- **DATA EXTRACT**

START

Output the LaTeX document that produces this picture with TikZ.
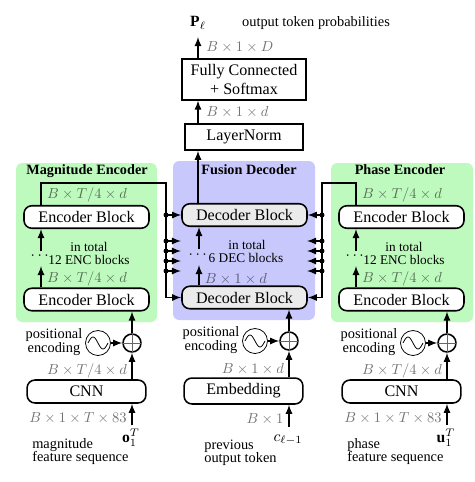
\documentclass[tikz,border=0pt]{standalone}
\usepackage{amsmath,amssymb,bm}
\usepackage{fontspec}
\setmainfont{Liberation Serif}
\usetikzlibrary{calc}

\definecolor{encGreen}{RGB}{190,250,190}
\definecolor{decPurple}{RGB}{200,200,252}

\tikzset{
  link/.style={line width=1pt, >=latex},
  block/.style={draw, fill=white, line width=1pt, rounded corners=5pt, inner sep=0pt, minimum width=80pt, minimum height=14.4pt, font=\fontsize{10.3}{12}\selectfont},
  lowbox/.style={draw, line width=1pt, rounded corners=5pt, inner sep=0pt, minimum width=76pt, font=\fontsize{10.3}{12}\selectfont},
  plainbox/.style={draw, line width=1pt, inner sep=0pt, align=center, font=\fontsize{10.3}{11.8}\selectfont},
  dim/.style={text=black, text opacity=0.55, inner sep=0pt, scale=0.93},
  note/.style={font=\fontsize{8.5}{9}\selectfont, inner sep=0pt},
  caption/.style={font=\fontsize{9.2}{8.4}\selectfont, inner sep=0pt, align=left},
  paneltitle/.style={font=\fontsize{9.1}{9}\selectfont\bfseries, inner sep=0pt}
}

\begin{document}
\begin{tikzpicture}[x=0.64pt, y=-0.64pt]
\useasboundingbox (0,0) rectangle (474,482);

% ── Panels ──
\fill[encGreen, rounded corners=4pt] (16,163) rectangle (157,322);
\fill[decPurple, rounded corners=4pt] (173,161) rectangle (315,320);
\fill[encGreen, rounded corners=4pt] (331,163) rectangle (473,322);
\node[paneltitle] (titleM) at (87,171) {Magnitude Encoder};
\node[paneltitle] (titleD) at (249,170) {Fusion Decoder};
\node[paneltitle] (titleU) at (400,170) {Phase Encoder};

% ── Output stack ──
\node[plainbox, minimum width=79.4pt, minimum height=26pt] (fc) at (244,79.5) {Fully Connected\\+ Softmax};
\node[plainbox, minimum width=75.5pt, minimum height=16.6pt] (lnorm) at (244,137) {LayerNorm};
\node[inner sep=0pt] (probs) at (198,23) {$\mathbf{P}_{\ell}$};
\node[caption] (probstxt) at (316,23) {output token probabilities};
\node[dim, anchor=west] (dimD) at (206,47) {$B \times 1 \times D$};
\node[dim, anchor=west] (dimF) at (206,112) {$B \times 1 \times d$};
\coordinate (tipP) at (198,37);

% ── Encoders ──
\foreach \nm/\ox in {M/0, U/315} {
  \node[block] (enc\nm t) at ({86.5+\ox},217) {Encoder Block};
  \node[block] (enc\nm b) at ({86.5+\ox},299.5) {Encoder Block};
  \node[lowbox, minimum height=14.7pt] (cnn\nm) at ({86.5+\ox},391.5) {CNN};
  \node[dim] (dim\nm t) at ({87+\ox},195) {$B \times T/4 \times d$};
  \node[dim] (dim\nm b) at ({87+\ox},279) {$B \times T/4 \times d$};
  \node[dim] (dim\nm c) at ({87+\ox},371) {$B \times T/4 \times d$};
  \node[dim] (dim\nm i) at ({78+\ox},418) {$B \times 1 \times T \times 83$};
  \node[note] (tot\nm) at ({89+\ox},247) {in total};
  \node[note] (cnt\nm) at ({89+\ox},260) {12 ENC blocks};
  \node[inner sep=0pt] (dots\nm) at ({41+\ox},256.5) {$\cdots$};
  \coordinate (gap\nm b) at ({41+\ox},266);
  \coordinate (gap\nm t) at ({41+\ox},251);
  \coordinate (up\nm) at ({41+\ox},183);
  \draw[link,->] (enc\nm b.north -| gap\nm b) -- (gap\nm b);
  \draw[link,->] (gap\nm t) -- (enc\nm t.south -| gap\nm t);
}

% ── Decoder ──
\node[block, fill=black!8, minimum height=14.4pt] (decT) at (244.5,215) {Decoder Block};
\node[block, fill=black!8, minimum height=14.4pt] (decB) at (244.5,297.5) {Decoder Block};
\node[lowbox, minimum height=16.6pt] (embed) at (243.5,391) {Embedding};
\node[note] (totD) at (247,245) {in total};
\node[note] (cntD) at (246,258) {6 DEC blocks};
\node[inner sep=0pt] (dotsD) at (199,255) {$\cdots$};
\node[dim] (dimDb) at (236,279) {$B \times 1 \times d$};
\node[dim] (dimDc) at (253,369) {$B \times 1 \times d$};
\node[dim] (dimDi) at (265,419) {$B \times 1$};
\coordinate (gapDb) at (199,265);
\coordinate (gapDt) at (199,249);
\draw[link,->] (decB.north -| gapDb) -- (gapDb);
\draw[link,->] (gapDt) -- (decT.south -| gapDt);

% ── Positional encoding ──
\foreach \nm/\cx/\cy in {M/132/343, D/289/341, U/447/343} {
  \node[circle, draw, line width=1pt, inner sep=0pt, minimum size=11.5pt] (plus\nm) at (\cx,\cy) {};
  \node[circle, draw, line width=0.5pt, inner sep=0pt, minimum size=16pt] (sin\nm) at ({\cx-34},\cy) {};
  \node[caption, align=center] (pos\nm) at ({\cx-78},{\cy-1}) {positional\\encoding};
  \draw[black!60, line width=0.4pt] (plus\nm.north) -- (plus\nm.south);
  \draw[black!60, line width=0.4pt] (plus\nm.west) -- (plus\nm.east);
  \draw[line width=0.5pt, domain=-1:1, samples=30, smooth, shift={(sin\nm)}] plot (\x*10, {6*sin(\x*180)});
  \draw[link,->] (sin\nm.east) -- (plus\nm.west);
}

% ── Flow up ──
\draw[link,->] (cnnM.north -| plusM) -- (plusM.south);
\draw[link,->] (embed.north -| plusD) -- (plusD.south);
\draw[link,->] (cnnU.north -| plusU) -- (plusU.south);
\draw[link,->] (plusM.north) -- (encMb.south -| plusM);
\draw[link,->] (plusD.north) -- (decB.south -| plusD);
\draw[link,->] (plusU.north) -- (encUb.south -| plusU);

% ── Inputs ──
\node[inner sep=0pt] (inM) at (131,438) {$\mathbf{o}_1^T$};
\node[inner sep=0pt] (inD) at (288,440) {$c_{\ell-1}$};
\node[inner sep=0pt] (inU) at (446,438) {$\mathbf{u}_1^T$};
\coordinate (startM) at (132,425);
\coordinate (startD) at (289,427);
\coordinate (startU) at (447,425);
\draw[link,->] (startM) -- (cnnM.south -| plusM);
\draw[link,->] (startD) -- (embed.south -| plusD);
\draw[link,->] (startU) -- (cnnU.south -| plusU);
\foreach \nm/\cx/\cy/\upper/\lower in {M/32/445/magnitude/feature sequence, D/204/446/previous/output token, U/347/445/phase/feature sequence} {
  \node[caption, anchor=west] (cap\nm a) at (\cx,\cy) {\upper};
  \node[caption, anchor=west] (cap\nm b) at (\cx,{\cy+13}) {\lower};
}

% ── Output arrows ──
\draw[link,->] (decT.north -| probs) -- (lnorm.south -| probs);
\draw[link,->] (lnorm.north -| probs) -- (fc.south -| probs);
\draw[link,->] (fc.north -| probs) -- (tipP);

% ── Encoder outputs to decoder ──
\coordinate (busM) at (166,183);
\coordinate (busU) at (322,183);
\draw[link,->] (encMt.north -| upM) -- (upM) -- (busM) -- (busM |- decB.west) -- (decB.west);
\draw[link,->] (encUt.north -| upU) -- (upU) -- (busU) -- (busU |- decB.east) -- (decB.east);
\draw[link,->] (busM |- decT.west) -- (decT.west);
\draw[link,->] (busU |- decT.east) -- (decT.east);
\fill (busM |- decT.west) circle (2.5);
\fill (busU |- decT.east) circle (2.5);
\foreach \yy in {241, 251, 261, 271} {
  \draw[link,->] (busM |- 0,\yy) -- ++(15,0);
  \draw[link,->] (busU |- 0,\yy) -- ++(-15,0);
  \fill (busM |- 0,\yy) circle (2.5);
  \fill (busU |- 0,\yy) circle (2.5);
}

\end{tikzpicture}
\end{document}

END

- **TASK**
With the pictures left out, restate word for word every line of the data above, from the first down to the line that contains "(titleU) at (400,170)".

- **PROBLEM SOLUTION**
Output the LaTeX document that produces this picture with TikZ.
\documentclass[tikz,border=0pt]{standalone}
\usepackage{amsmath,amssymb,bm}
\usepackage{fontspec}
\setmainfont{Liberation Serif}
\usetikzlibrary{calc}

\definecolor{encGreen}{RGB}{190,250,190}
\definecolor{decPurple}{RGB}{200,200,252}

\tikzset{
  link/.style={line width=1pt, >=latex},
  block/.style={draw, fill=white, line width=1pt, rounded corners=5pt, inner sep=0pt, minimum width=80pt, minimum height=14.4pt, font=\fontsize{10.3}{12}\selectfont},
  lowbox/.style={draw, line width=1pt, rounded corners=5pt, inner sep=0pt, minimum width=76pt, font=\fontsize{10.3}{12}\selectfont},
  plainbox/.style={draw, line width=1pt, inner sep=0pt, align=center, font=\fontsize{10.3}{11.8}\selectfont},
  dim/.style={text=black, text opacity=0.55, inner sep=0pt, scale=0.93},
  note/.style={font=\fontsize{8.5}{9}\selectfont, inner sep=0pt},
  caption/.style={font=\fontsize{9.2}{8.4}\selectfont, inner sep=0pt, align=left},
  paneltitle/.style={font=\fontsize{9.1}{9}\selectfont\bfseries, inner sep=0pt}
}

\begin{document}
\begin{tikzpicture}[x=0.64pt, y=-0.64pt]
\useasboundingbox (0,0) rectangle (474,482);

% ── Panels ──
\fill[encGreen, rounded corners=4pt] (16,163) rectangle (157,322);
\fill[decPurple, rounded corners=4pt] (173,161) rectangle (315,320);
\fill[encGreen, rounded corners=4pt] (331,163) rectangle (473,322);
\node[paneltitle] (titleM) at (87,171) {Magnitude Encoder};
\node[paneltitle] (titleD) at (249,170) {Fusion Decoder};
\node[paneltitle] (titleU) at (400,170) {Phase Encoder};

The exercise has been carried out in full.